━━ DATA FOR THE TASK
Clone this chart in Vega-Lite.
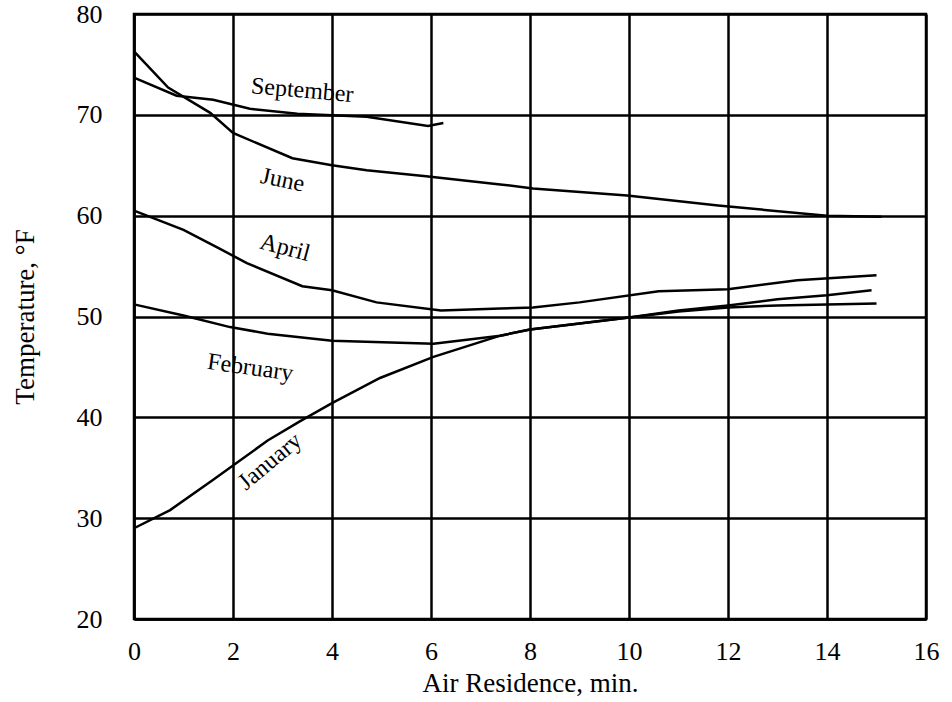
{
  "$schema": "https://vega.github.io/schema/vega-lite/v6.json",
  "width": 792,
  "height": 605,
  "autosize": {"type": "none"},
  "padding": {"left": 134, "top": 14, "right": 26, "bottom": 83},
  "background": "white",
  "config": {
    "view": {"stroke": "black", "strokeWidth": 2.5},
    "font": "Liberation Serif",
    "axis": {
      "labelFont": "Liberation Serif",
      "titleFont": "Liberation Serif",
      "labelFontSize": 26,
      "titleFontSize": 27,
      "titleFontWeight": "normal",
      "labelColor": "black",
      "titleColor": "black",
      "grid": true,
      "gridColor": "black",
      "gridWidth": 2.5,
      "gridOpacity": 1,
      "ticks": false,
      "domainColor": "black",
      "domainWidth": 2.5
    }
  },
  "datasets": {
    "curves": [
      {"month": "September", "t": 0, "temp": 73.7},
      {"month": "September", "t": 0.86, "temp": 71.9},
      {"month": "September", "t": 1.6, "temp": 71.5},
      {"month": "September", "t": 2.34, "temp": 70.6},
      {"month": "September", "t": 3.3, "temp": 70.1},
      {"month": "September", "t": 4.7, "temp": 69.8},
      {"month": "September", "t": 5.94, "temp": 68.9},
      {"month": "September", "t": 6.25, "temp": 69.2},
      {"month": "June", "t": 0, "temp": 76.3},
      {"month": "June", "t": 0.69, "temp": 72.7},
      {"month": "June", "t": 1.54, "temp": 70.2},
      {"month": "June", "t": 2.0, "temp": 68.2},
      {"month": "June", "t": 3.2, "temp": 65.7},
      {"month": "June", "t": 4.0, "temp": 65.0},
      {"month": "June", "t": 4.7, "temp": 64.5},
      {"month": "June", "t": 5.9, "temp": 63.9},
      {"month": "June", "t": 7.4, "temp": 63.1},
      {"month": "June", "t": 8.06, "temp": 62.7},
      {"month": "June", "t": 9.96, "temp": 62.0},
      {"month": "June", "t": 11.8, "temp": 61.0},
      {"month": "June", "t": 14.0, "temp": 60.0},
      {"month": "June", "t": 15.1, "temp": 59.9},
      {"month": "April", "t": 0, "temp": 60.5},
      {"month": "April", "t": 1.0, "temp": 58.6},
      {"month": "April", "t": 1.7, "temp": 56.8},
      {"month": "April", "t": 2.28, "temp": 55.3},
      {"month": "April", "t": 3.4, "temp": 53.0},
      {"month": "April", "t": 4.0, "temp": 52.6},
      {"month": "April", "t": 4.9, "temp": 51.4},
      {"month": "April", "t": 6.2, "temp": 50.6},
      {"month": "April", "t": 7.4, "temp": 50.8},
      {"month": "April", "t": 8.06, "temp": 50.9},
      {"month": "April", "t": 9.0, "temp": 51.4},
      {"month": "April", "t": 10.6, "temp": 52.5},
      {"month": "April", "t": 12.0, "temp": 52.7},
      {"month": "April", "t": 13.4, "temp": 53.6},
      {"month": "April", "t": 15.0, "temp": 54.1},
      {"month": "February", "t": 0, "temp": 51.2},
      {"month": "February", "t": 1.0, "temp": 50.1},
      {"month": "February", "t": 1.94, "temp": 48.95},
      {"month": "February", "t": 2.7, "temp": 48.3},
      {"month": "February", "t": 4.0, "temp": 47.6},
      {"month": "February", "t": 6.05, "temp": 47.3},
      {"month": "February", "t": 7.4, "temp": 48.1},
      {"month": "February", "t": 8.0, "temp": 48.7},
      {"month": "February", "t": 9.0, "temp": 49.3},
      {"month": "February", "t": 10.0, "temp": 49.9},
      {"month": "February", "t": 11.0, "temp": 50.5},
      {"month": "February", "t": 12.0, "temp": 50.9},
      {"month": "February", "t": 13.0, "temp": 51.1},
      {"month": "February", "t": 14.0, "temp": 51.2},
      {"month": "February", "t": 15.0, "temp": 51.3},
      {"month": "January", "t": 0, "temp": 29.0},
      {"month": "January", "t": 0.73, "temp": 30.8},
      {"month": "January", "t": 1.6, "temp": 33.8},
      {"month": "January", "t": 2.7, "temp": 37.7},
      {"month": "January", "t": 3.35, "temp": 39.6},
      {"month": "January", "t": 4.0, "temp": 41.4},
      {"month": "January", "t": 4.97, "temp": 43.9},
      {"month": "January", "t": 6.05, "temp": 46.0},
      {"month": "January", "t": 7.4, "temp": 48.1},
      {"month": "January", "t": 8.0, "temp": 48.7},
      {"month": "January", "t": 9.0, "temp": 49.3},
      {"month": "January", "t": 10.0, "temp": 49.9},
      {"month": "January", "t": 11.0, "temp": 50.6},
      {"month": "January", "t": 12.0, "temp": 51.1},
      {"month": "January", "t": 13.0, "temp": 51.7},
      {"month": "January", "t": 14.0, "temp": 52.1},
      {"month": "January", "t": 14.9, "temp": 52.6}
    ],
    "labels": [
      {"month": "September", "t": 3.4, "temp": 72.4},
      {"month": "June", "t": 3.0, "temp": 63.5},
      {"month": "April", "t": 3.05, "temp": 56.8},
      {"month": "February", "t": 2.35, "temp": 44.9},
      {"month": "January", "t": 2.75, "temp": 35.6}
    ]
  },
  "layer": [
    {
      "data": {"name": "curves"},
      "mark": {"type": "line", "color": "black", "strokeWidth": 2.5},
      "encoding": {
        "x": {
          "field": "t", "type": "quantitative",
          "scale": {"domain": [0, 16], "nice": false},
          "axis": {"values": [0, 2, 4, 6, 8, 10, 12, 14, 16], "title": "Air Residence, min.", "labelPadding": 19, "titlePadding": 6, "labelFlush": false}
        },
        "y": {
          "field": "temp", "type": "quantitative",
          "scale": {"domain": [20, 80], "nice": false, "zero": false},
          "axis": {"values": [20, 30, 40, 50, 60, 70, 80], "title": "Temperature, °F", "labelPadding": 32, "titlePadding": 37}
        },
        "detail": {"field": "month"},
        "order": {"field": "t", "type": "quantitative"}
      }
    },
    {
      "data": {"name": "labels"},
      "transform": [{"filter": "datum.month == 'September'"}],
      "mark": {"type": "text", "font": "Liberation Serif", "fontSize": 24, "angle": 5, "color": "black"},
      "encoding": {"x": {"field": "t", "type": "quantitative"}, "y": {"field": "temp", "type": "quantitative"}, "text": {"field": "month"}}
    },
    {
      "data": {"name": "labels"},
      "transform": [{"filter": "datum.month == 'June'"}],
      "mark": {"type": "text", "font": "Liberation Serif", "fontSize": 24, "angle": 12, "color": "black"},
      "encoding": {"x": {"field": "t", "type": "quantitative"}, "y": {"field": "temp", "type": "quantitative"}, "text": {"field": "month"}}
    },
    {
      "data": {"name": "labels"},
      "transform": [{"filter": "datum.month == 'April'"}],
      "mark": {"type": "text", "font": "Liberation Serif", "fontSize": 24, "angle": 15, "color": "black"},
      "encoding": {"x": {"field": "t", "type": "quantitative"}, "y": {"field": "temp", "type": "quantitative"}, "text": {"field": "month"}}
    },
    {
      "data": {"name": "labels"},
      "transform": [{"filter": "datum.month == 'February'"}],
      "mark": {"type": "text", "font": "Liberation Serif", "fontSize": 24, "angle": 8, "color": "black"},
      "encoding": {"x": {"field": "t", "type": "quantitative"}, "y": {"field": "temp", "type": "quantitative"}, "text": {"field": "month"}}
    },
    {
      "data": {"name": "labels"},
      "transform": [{"filter": "datum.month == 'January'"}],
      "mark": {"type": "text", "font": "Liberation Serif", "fontSize": 24, "angle": -40, "color": "black"},
      "encoding": {"x": {"field": "t", "type": "quantitative"}, "y": {"field": "temp", "type": "quantitative"}, "text": {"field": "month"}}
    }
  ]
}
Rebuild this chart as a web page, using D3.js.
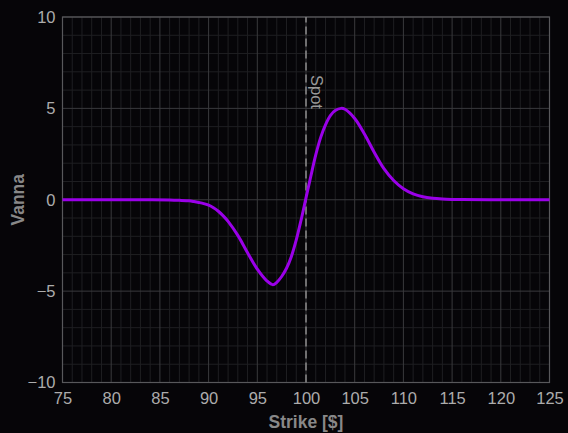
<!DOCTYPE html>
<html>
<head>
<meta charset="utf-8">
<script src="https://cdn.jsdelivr.net/npm/d3@7"></script>
<style>
  html, body { margin: 0; padding: 0; background: #060508; }
  svg { display: block; font-family: "Liberation Sans", Arial, sans-serif; }
</style>
</head>
<body>
<div id="chart"></div>
<script>
// strikes and vanna values
const strikes = [75, 80, 84, 86, 87, 88, 88.5, 89, 89.5, 90, 90.5, 91, 91.5, 92, 93, 94, 95, 96, 96.6, 97, 97.5, 98, 98.5, 99, 99.5, 100,
  100.5, 101, 101.5, 102, 102.5, 103, 103.6, 104, 105, 106, 107, 108, 109, 110, 111, 112, 113, 114, 115, 116, 120, 125];
const vanna = [0, 0, 0, -0.01, -0.03, -0.06, -0.1, -0.15, -0.21, -0.3, -0.44, -0.63, -0.88, -1.18, -1.95, -2.9, -3.8, -4.45, -4.65, -4.52, -4.2, -3.75, -3.1, -2.2, -1.1, 0.1,
  1.3, 2.45, 3.4, 4.1, 4.6, 4.88, 5.0, 4.95, 4.45, 3.6, 2.6, 1.7, 1.05, 0.6, 0.32, 0.16, 0.08, 0.04, 0.02, 0.01, 0, 0];
const xTicks = [75, 80, 85, 90, 95, 100, 105, 110, 115, 120, 125];
const yTicks = [-10, -5, 0, 5, 10];
const spot = 100;

const width = 568, height = 433;
const margin = { top: 17, right: 18.5, bottom: 50.5, left: 62.5 };

const svg = d3.select('#chart')
  .append('svg')
  .attr('width', width)
  .attr('height', height);

svg.append('rect').attr('width', width).attr('height', height).attr('fill', '#060508');

const x = d3.scaleLinear().domain([75, 125]).range([margin.left, width - margin.right]);
const y = d3.scaleLinear().domain([-10, 10]).range([height - margin.bottom, margin.top]);

const g = svg.append('g');

// minor grid
g.append('g')
  .selectAll('line')
  .data(d3.range(76, 125, 1).filter(v => v % 5 !== 0))
  .enter()
  .append('line')
  .attr('x1', d => x(d)).attr('x2', d => x(d))
  .attr('y1', y(-10)).attr('y2', y(10))
  .attr('stroke', '#1f1f22').attr('stroke-width', 1);
g.append('g')
  .selectAll('line')
  .data(d3.range(-9, 10, 1).filter(v => v % 5 !== 0))
  .enter()
  .append('line')
  .attr('y1', d => y(d)).attr('y2', d => y(d))
  .attr('x1', x(75)).attr('x2', x(125))
  .attr('stroke', '#1f1f22').attr('stroke-width', 1);

// major grid
g.append('g')
  .selectAll('line')
  .data(xTicks)
  .enter()
  .append('line')
  .attr('x1', d => x(d)).attr('x2', d => x(d))
  .attr('y1', y(-10)).attr('y2', y(10))
  .attr('stroke', '#3a3a3d').attr('stroke-width', 1);
g.append('g')
  .selectAll('line')
  .data(yTicks)
  .enter()
  .append('line')
  .attr('y1', d => y(d)).attr('y2', d => y(d))
  .attr('x1', x(75)).attr('x2', x(125))
  .attr('stroke', '#3a3a3d').attr('stroke-width', 1);

// frame
svg.append('rect')
  .attr('x', x(75)).attr('y', y(10))
  .attr('width', x(125) - x(75)).attr('height', y(-10) - y(10))
  .attr('fill', 'none').attr('stroke', '#58585b').attr('stroke-width', 1.2);

// axes (labels only)
const xAxis = svg.append('g')
  .attr('transform', `translate(0,${y(-10)})`)
  .call(d3.axisBottom(x).tickValues(xTicks).tickSize(0).tickPadding(10));
const yAxis = svg.append('g')
  .attr('transform', `translate(${x(75)},0)`)
  .call(d3.axisLeft(y).tickValues(yTicks).tickSize(0).tickPadding(7));
[xAxis, yAxis].forEach(a => {
  a.select('.domain').remove();
  a.selectAll('text')
    .attr('fill', '#acacac')
    .style('font-size', '16.5px')
    .style('font-family', '"Liberation Sans", Arial, sans-serif');
});

// spot line
svg.append('line')
  .attr('x1', x(spot)).attr('x2', x(spot))
  .attr('y1', y(-10)).attr('y2', y(10))
  .attr('stroke', '#8a8a8a').attr('stroke-width', 1.5)
  .attr('stroke-dasharray', '8,4');

svg.append('text')
  .attr('transform', `translate(${x(spot) + 11},${y(5.9)}) rotate(90)`)
  .attr('text-anchor', 'middle')
  .attr('dy', '0.35em')
  .attr('fill', '#999')
  .style('font-size', '16.5px')
  .text('Spot');

// vanna curve
const line = d3.line()
  .x((d, i) => x(strikes[i]))
  .y(d => y(d))
  .curve(d3.curveCatmullRom.alpha(0.5));

svg.append('path')
  .datum(vanna)
  .attr('d', line)
  .attr('fill', 'none')
  .attr('stroke', '#9a00e8')
  .attr('stroke-width', 3);

// axis titles
svg.append('text')
  .attr('x', (x(75) + x(125)) / 2)
  .attr('y', 428)
  .attr('text-anchor', 'middle')
  .attr('fill', '#888')
  .style('font-size', '17.5px')
  .style('font-weight', 'bold')
  .text('Strike [$]');

svg.append('text')
  .attr('transform', `translate(24,${y(0)}) rotate(-90)`)
  .attr('text-anchor', 'middle')
  .attr('fill', '#888')
  .style('font-size', '17.5px')
  .style('font-weight', 'bold')
  .text('Vanna');
</script>
</body>
</html>
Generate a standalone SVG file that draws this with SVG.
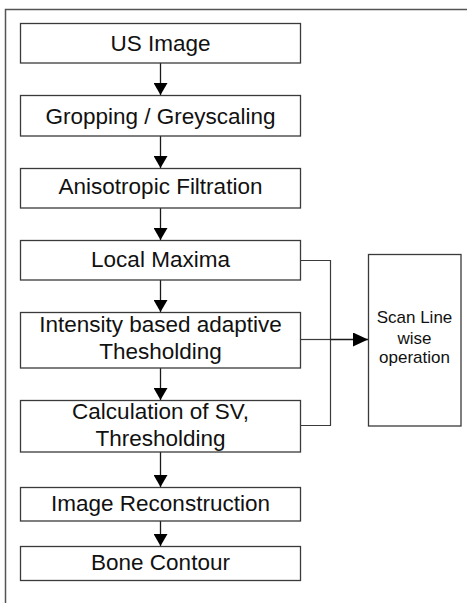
<svg xmlns="http://www.w3.org/2000/svg" width="467" height="603" viewBox="0 0 467 603">
  <style>
    .box { fill: #ffffff; stroke: #3a3a3a; stroke-width: 1.3; }
    .lbl { font-family: "Liberation Sans", Arial, sans-serif; font-size: 22.5px; fill: #111111; text-anchor: middle; }
    .small { font-family: "Liberation Sans", Arial, sans-serif; font-size: 17px; fill: #111111; text-anchor: middle; }
    .wire { fill: none; stroke: #1a1a1a; stroke-width: 1.3; }
    .thin { fill: none; stroke: #3a3a3a; stroke-width: 1.2; }
    .frame { fill: none; stroke: #555555; stroke-width: 1.5; }
  </style>
  <defs>
    <marker id="head" viewBox="0 0 12 14" refX="12" refY="7" markerWidth="12" markerHeight="14" markerUnits="userSpaceOnUse" orient="auto">
      <path d="M0,0 L12,7 L0,14 Z" fill="#000000"/>
    </marker>
    <marker id="head-side" viewBox="0 0 15 14" refX="15" refY="7" markerWidth="15" markerHeight="14" markerUnits="userSpaceOnUse" orient="auto">
      <path d="M0,0 L15,7 L0,14 Z" fill="#000000"/>
    </marker>
  </defs>

  <rect width="467" height="603" fill="#ffffff"/>

  <!-- page frame (left and top edges) -->
  <path class="frame" d="M5.5,603 V9.5 H467"/>

  <!-- connectors -->
  <g id="connectors">
    <line class="wire" x1="160.5" y1="63" x2="160.5" y2="95" marker-end="url(#head)"/>
    <line class="wire" x1="160.5" y1="136" x2="160.5" y2="168" marker-end="url(#head)"/>
    <line class="wire" x1="160.5" y1="208" x2="160.5" y2="240" marker-end="url(#head)"/>
    <line class="wire" x1="160.5" y1="280" x2="160.5" y2="312" marker-end="url(#head)"/>
    <line class="wire" x1="160.5" y1="368" x2="160.5" y2="400" marker-end="url(#head)"/>
    <line class="wire" x1="160.5" y1="452" x2="160.5" y2="487" marker-end="url(#head)"/>
    <line class="wire" x1="160.5" y1="521" x2="160.5" y2="546" marker-end="url(#head)"/>
    <!-- bracket gathering the scan-line stages -->
    <path class="thin" d="M301,260.5 H330.5 V425.5 H301"/>
    <line class="thin" x1="301" y1="339.5" x2="330.5" y2="339.5"/>
    <line class="wire" x1="330.5" y1="339.5" x2="368" y2="339.5" stroke-width="2" marker-end="url(#head-side)"/>
  </g>

  <g id="us-image">
    <rect class="box" x="20.5" y="23.5" width="280" height="39.5"/>
    <text class="lbl" x="160.5" y="51">US Image</text>
  </g>

  <g id="cropping">
    <rect class="box" x="20.5" y="95.5" width="280" height="40.5"/>
    <text class="lbl" x="160.5" y="123.5">Gropping / Greyscaling</text>
  </g>

  <g id="anisotropic">
    <rect class="box" x="20.5" y="168.5" width="280" height="39.5"/>
    <text class="lbl" x="160.5" y="193.5">Anisotropic Filtration</text>
  </g>

  <g id="local-maxima">
    <rect class="box" x="20.5" y="240.5" width="280" height="39.5"/>
    <text class="lbl" x="160.5" y="266.5">Local Maxima</text>
  </g>

  <g id="adaptive-threshold">
    <rect class="box" x="20.5" y="312.5" width="280" height="55.5"/>
    <text class="lbl" x="160.5" y="332">Intensity based adaptive</text>
    <text class="lbl" x="160.5" y="359">Thesholding</text>
  </g>

  <g id="sv-threshold">
    <rect class="box" x="20.5" y="400.5" width="280" height="51.5"/>
    <text class="lbl" x="160.5" y="419">Calculation of SV,</text>
    <text class="lbl" x="160.5" y="446">Thresholding</text>
  </g>

  <g id="reconstruction">
    <rect class="box" x="20.5" y="487.5" width="280" height="33.5"/>
    <text class="lbl" x="160.5" y="510.5">Image Reconstruction</text>
  </g>

  <g id="bone-contour">
    <rect class="box" x="20.5" y="546.5" width="280" height="34"/>
    <text class="lbl" x="160.5" y="569.5">Bone Contour</text>
  </g>

  <g id="scan-line">
    <rect class="box" x="368.5" y="254.5" width="92.5" height="171.5"/>
    <text class="small" x="414.5" y="323">Scan Line</text>
    <text class="small" x="414.5" y="343.5">wise</text>
    <text class="small" x="414.5" y="363">operation</text>
  </g>
</svg>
━━━━
▸ **SET TASK**
Copy every single line of the material above that holds "this".

▸ **OUTPUT**
Clone this chart in Vega-Lite.
Rebuild this chart as a web page, using D3.js.
Generate a standalone SVG file that draws this with SVG.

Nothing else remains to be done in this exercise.